Pictures don't belong in the copy; print all the records exactly.

— Begin EXERCISE MATERIAL —

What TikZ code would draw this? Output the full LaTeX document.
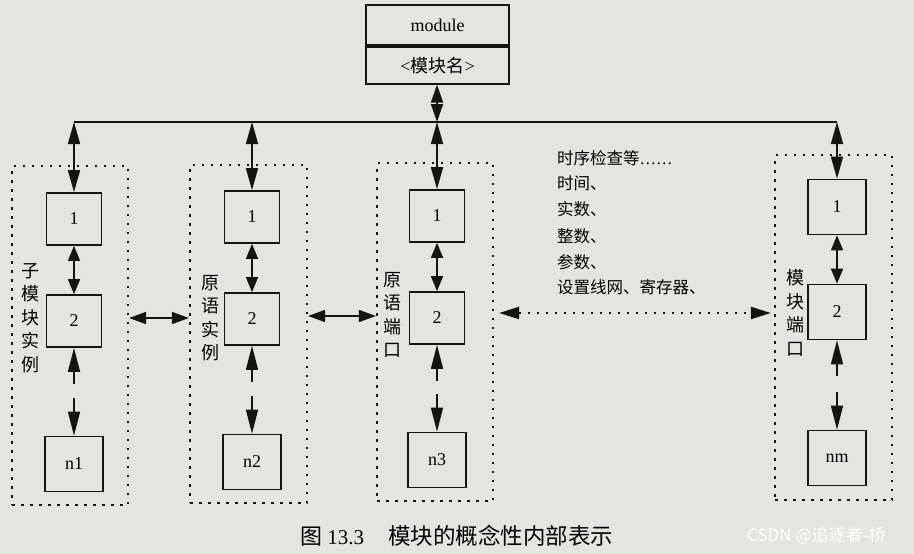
\documentclass[tikz,border=0pt]{standalone}
\usepackage{fontspec}
\setmainfont{Liberation Serif}
\newfontfamily\cjk{Noto Sans CJK SC}
\usetikzlibrary{arrows.meta}
\definecolor{paper}{RGB}{228,228,225}
\definecolor{ink}{RGB}{20,20,20}
\begin{document}
\begin{tikzpicture}[x=1pt,y=-1pt,
  box/.style={draw=ink, line width=1.7pt, minimum width=55pt, minimum height=52pt, inner sep=0pt, font=\fontsize{18}{18}\selectfont},
  nbox/.style={box, minimum width=58pt, minimum height=55pt},
  cont/.style={draw=ink, line width=2.2pt, dash pattern=on 2.5pt off 6.5pt, minimum width=116pt, inner sep=0pt},
  tip/.style={-{Triangle[length=#1,width=12pt]}},
  dbl/.style={{Triangle[length=#1,width=12pt]}-{Triangle[length=#1,width=12pt]}},
  link/.style={draw=ink, line width=1.5pt},
  vlab/.style={font=\cjk\fontsize{18}{23.5}\selectfont, align=center, inner sep=0pt},
  txt/.style={font=\cjk\fontsize{16.5}{16.5}\selectfont, anchor=west, inner sep=0pt},
]
\useasboundingbox[fill=paper] (0,0) rectangle (914,554);

% module box
\node[draw=ink, line width=1.7pt, minimum width=143pt, minimum height=40pt, inner sep=0pt,
      font=\fontsize{18}{18}\selectfont] (modtop) at (437.5,25) {module};
\node[draw=ink, line width=1.7pt, minimum width=143pt, minimum height=37pt, inner sep=0pt,
      font=\fontsize{18}{18}\selectfont, anchor=north] (modbot) at (modtop.south) {<{\cjk 模块名}>};

% bus
\coordinate (j1) at (74,122);
\coordinate (j2) at (252,122);
\coordinate (jm) at (437,122);
\coordinate (j4) at (837,122);
\draw[link] (j1) -- (j4);
\draw[link, dbl=18pt] (modbot.south -| jm) -- (jm);

% containers
\node[cont, minimum height=339pt] (c1) at (70,335.5) {};
\node[cont, minimum width=117pt, minimum height=338pt] (c2) at (248.5,334) {};
\node[cont, minimum height=338pt] (c3) at (435,332) {};
\node[cont, minimum width=117pt, minimum height=345pt] (c4) at (833.5,327.5) {};

% column 1
\node[box] (a1) at (74,219) {1};
\node[box] (a2) at (74,321) {2};
\node[nbox] (an) at (74,464) {n1};
% column 2
\node[box] (b1) at (252,217) {1};
\node[box] (b2) at (252,319) {2};
\node[nbox] (bn) at (252,462) {n2};
% column 3
\node[box] (d1) at (437,216) {1};
\node[box] (d2) at (437,318) {2};
\node[nbox] (dn) at (437,460) {n3};
% column 4
\node[box, minimum width=58pt, minimum height=55pt] (e1) at (837,207) {1};
\node[box, minimum width=58pt, minimum height=55pt] (e2) at (837,312) {2};
\node[nbox] (en) at (837,458) {nm};

% bus to first boxes
\draw[link, dbl=22pt] (j1) -- (a1.north);
\draw[link, dbl=22pt] (j2) -- (b1.north);
\draw[link, dbl=22pt] (jm) -- (d1.north);
\draw[link, dbl=22pt] (j4) -- (e1.north);

% box 1 to box 2
\draw[link, dbl=15pt] (a1) -- (a2);
\draw[link, dbl=15pt] (b1) -- (b2);
\draw[link, dbl=15pt] (d1) -- (d2);
\draw[link, dbl=15pt] (e1) -- (e2);

% box 2 to n (broken)
\foreach \u/\n in {a/an, b/bn, d/dn, e/en}{
  \draw[link, tip=24pt] ([yshift=-36pt]\u2.south) -- (\u2.south);
  \draw[link, tip=24pt] ([yshift=38pt]\n.north) -- (\n.north);
}

% links between containers
\draw[link, dbl=17pt] (c1.east |- 0,318) -- (c2.west |- 0,318);
\draw[link, dbl=17pt] (c2.east |- 0,316) -- (c3.west |- 0,316);
\draw[link, line width=2pt, dash pattern=on 2.5pt off 6.5pt, dbl=20pt] ([xshift=5pt]c3.east |- 0,313) -- ([xshift=-3pt]c4.west |- 0,313);

% vertical labels
\node[vlab] (l1) at (30,318) {子\\模\\块\\实\\例};
\node[vlab] (l2) at (210,318) {原\\语\\实\\例};
\node[vlab] (l3) at (392,315) {原\\语\\端\\口};
\node[vlab] (l4) at (795,313) {模\\块\\端\\口};

% text block
\node[txt] (t1) at (557,158) {时序检查等{\rmfamily ……}};
\node[txt] (t2) at (557,183) {时间、};
\node[txt] (t3) at (557,209) {实数、};
\node[txt] (t4) at (557,236) {整数、};
\node[txt] (t5) at (557,262) {参数、};
\node[txt] (t6) at (557,287) {设置线网、寄存器、};

% caption
\node[anchor=west, inner sep=0pt, font=\fontsize{21}{21}\selectfont] (cap) at (300,536)
  {{\cjk\fontsize{22}{22}\selectfont 图} 13.3\hspace{24pt}{\cjk\fontsize{22.5}{22.5}\selectfont 模块的概念性内部表示}};

% watermark
\node[anchor=west, inner sep=0pt, text=white, font=\cjk\fontsize{17}{17}\selectfont] (wm) at (747,536) {CSDN @追逐者-桥};
\end{tikzpicture}
\end{document}
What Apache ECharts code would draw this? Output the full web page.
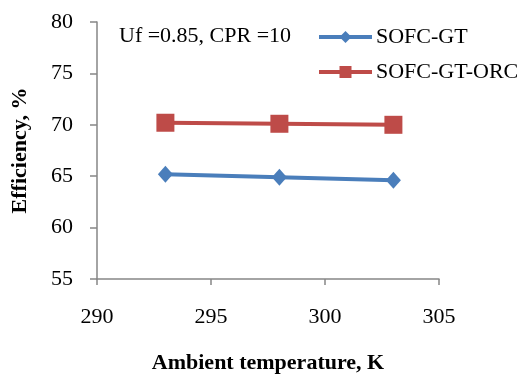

— End EXERCISE MATERIAL —

▶ **TASK RESPONSE**
What TikZ code would draw this? Output the full LaTeX document.
\documentclass[tikz,border=0pt]{standalone}
\usepackage{fontspec}
\setmainfont{Liberation Serif}
\newfontfamily\cjk{Noto Sans CJK SC}
\usetikzlibrary{arrows.meta}
\definecolor{paper}{RGB}{228,228,225}
\definecolor{ink}{RGB}{20,20,20}
\begin{document}
\begin{tikzpicture}[x=1pt,y=-1pt,
  box/.style={draw=ink, line width=1.7pt, minimum width=55pt, minimum height=52pt, inner sep=0pt, font=\fontsize{18}{18}\selectfont},
  nbox/.style={box, minimum width=58pt, minimum height=55pt},
  cont/.style={draw=ink, line width=2.2pt, dash pattern=on 2.5pt off 6.5pt, minimum width=116pt, inner sep=0pt},
  tip/.style={-{Triangle[length=#1,width=12pt]}},
  dbl/.style={{Triangle[length=#1,width=12pt]}-{Triangle[length=#1,width=12pt]}},
  link/.style={draw=ink, line width=1.5pt},
  vlab/.style={font=\cjk\fontsize{18}{23.5}\selectfont, align=center, inner sep=0pt},
  txt/.style={font=\cjk\fontsize{16.5}{16.5}\selectfont, anchor=west, inner sep=0pt},
]
\useasboundingbox[fill=paper] (0,0) rectangle (914,554);

% module box
\node[draw=ink, line width=1.7pt, minimum width=143pt, minimum height=40pt, inner sep=0pt,
      font=\fontsize{18}{18}\selectfont] (modtop) at (437.5,25) {module};
\node[draw=ink, line width=1.7pt, minimum width=143pt, minimum height=37pt, inner sep=0pt,
      font=\fontsize{18}{18}\selectfont, anchor=north] (modbot) at (modtop.south) {<{\cjk 模块名}>};

% bus
\coordinate (j1) at (74,122);
\coordinate (j2) at (252,122);
\coordinate (jm) at (437,122);
\coordinate (j4) at (837,122);
\draw[link] (j1) -- (j4);
\draw[link, dbl=18pt] (modbot.south -| jm) -- (jm);

% containers
\node[cont, minimum height=339pt] (c1) at (70,335.5) {};
\node[cont, minimum width=117pt, minimum height=338pt] (c2) at (248.5,334) {};
\node[cont, minimum height=338pt] (c3) at (435,332) {};
\node[cont, minimum width=117pt, minimum height=345pt] (c4) at (833.5,327.5) {};

% column 1
\node[box] (a1) at (74,219) {1};
\node[box] (a2) at (74,321) {2};
\node[nbox] (an) at (74,464) {n1};
% column 2
\node[box] (b1) at (252,217) {1};
\node[box] (b2) at (252,319) {2};
\node[nbox] (bn) at (252,462) {n2};
% column 3
\node[box] (d1) at (437,216) {1};
\node[box] (d2) at (437,318) {2};
\node[nbox] (dn) at (437,460) {n3};
% column 4
\node[box, minimum width=58pt, minimum height=55pt] (e1) at (837,207) {1};
\node[box, minimum width=58pt, minimum height=55pt] (e2) at (837,312) {2};
\node[nbox] (en) at (837,458) {nm};

% bus to first boxes
\draw[link, dbl=22pt] (j1) -- (a1.north);
\draw[link, dbl=22pt] (j2) -- (b1.north);
\draw[link, dbl=22pt] (jm) -- (d1.north);
\draw[link, dbl=22pt] (j4) -- (e1.north);

% box 1 to box 2
\draw[link, dbl=15pt] (a1) -- (a2);
\draw[link, dbl=15pt] (b1) -- (b2);
\draw[link, dbl=15pt] (d1) -- (d2);
\draw[link, dbl=15pt] (e1) -- (e2);

% box 2 to n (broken)
\foreach \u/\n in {a/an, b/bn, d/dn, e/en}{
  \draw[link, tip=24pt] ([yshift=-36pt]\u2.south) -- (\u2.south);
  \draw[link, tip=24pt] ([yshift=38pt]\n.north) -- (\n.north);
}

% links between containers
\draw[link, dbl=17pt] (c1.east |- 0,318) -- (c2.west |- 0,318);
\draw[link, dbl=17pt] (c2.east |- 0,316) -- (c3.west |- 0,316);
\draw[link, line width=2pt, dash pattern=on 2.5pt off 6.5pt, dbl=20pt] ([xshift=5pt]c3.east |- 0,313) -- ([xshift=-3pt]c4.west |- 0,313);

% vertical labels
\node[vlab] (l1) at (30,318) {子\\模\\块\\实\\例};
\node[vlab] (l2) at (210,318) {原\\语\\实\\例};
\node[vlab] (l3) at (392,315) {原\\语\\端\\口};
\node[vlab] (l4) at (795,313) {模\\块\\端\\口};

% text block
\node[txt] (t1) at (557,158) {时序检查等{\rmfamily ……}};
\node[txt] (t2) at (557,183) {时间、};
\node[txt] (t3) at (557,209) {实数、};
\node[txt] (t4) at (557,236) {整数、};
\node[txt] (t5) at (557,262) {参数、};
\node[txt] (t6) at (557,287) {设置线网、寄存器、};

% caption
\node[anchor=west, inner sep=0pt, font=\fontsize{21}{21}\selectfont] (cap) at (300,536)
  {{\cjk\fontsize{22}{22}\selectfont 图} 13.3\hspace{24pt}{\cjk\fontsize{22.5}{22.5}\selectfont 模块的概念性内部表示}};

% watermark
\node[anchor=west, inner sep=0pt, text=white, font=\cjk\fontsize{17}{17}\selectfont] (wm) at (747,536) {CSDN @追逐者-桥};
\end{tikzpicture}
\end{document}
What Apache ECharts code would draw this? Output the full web page.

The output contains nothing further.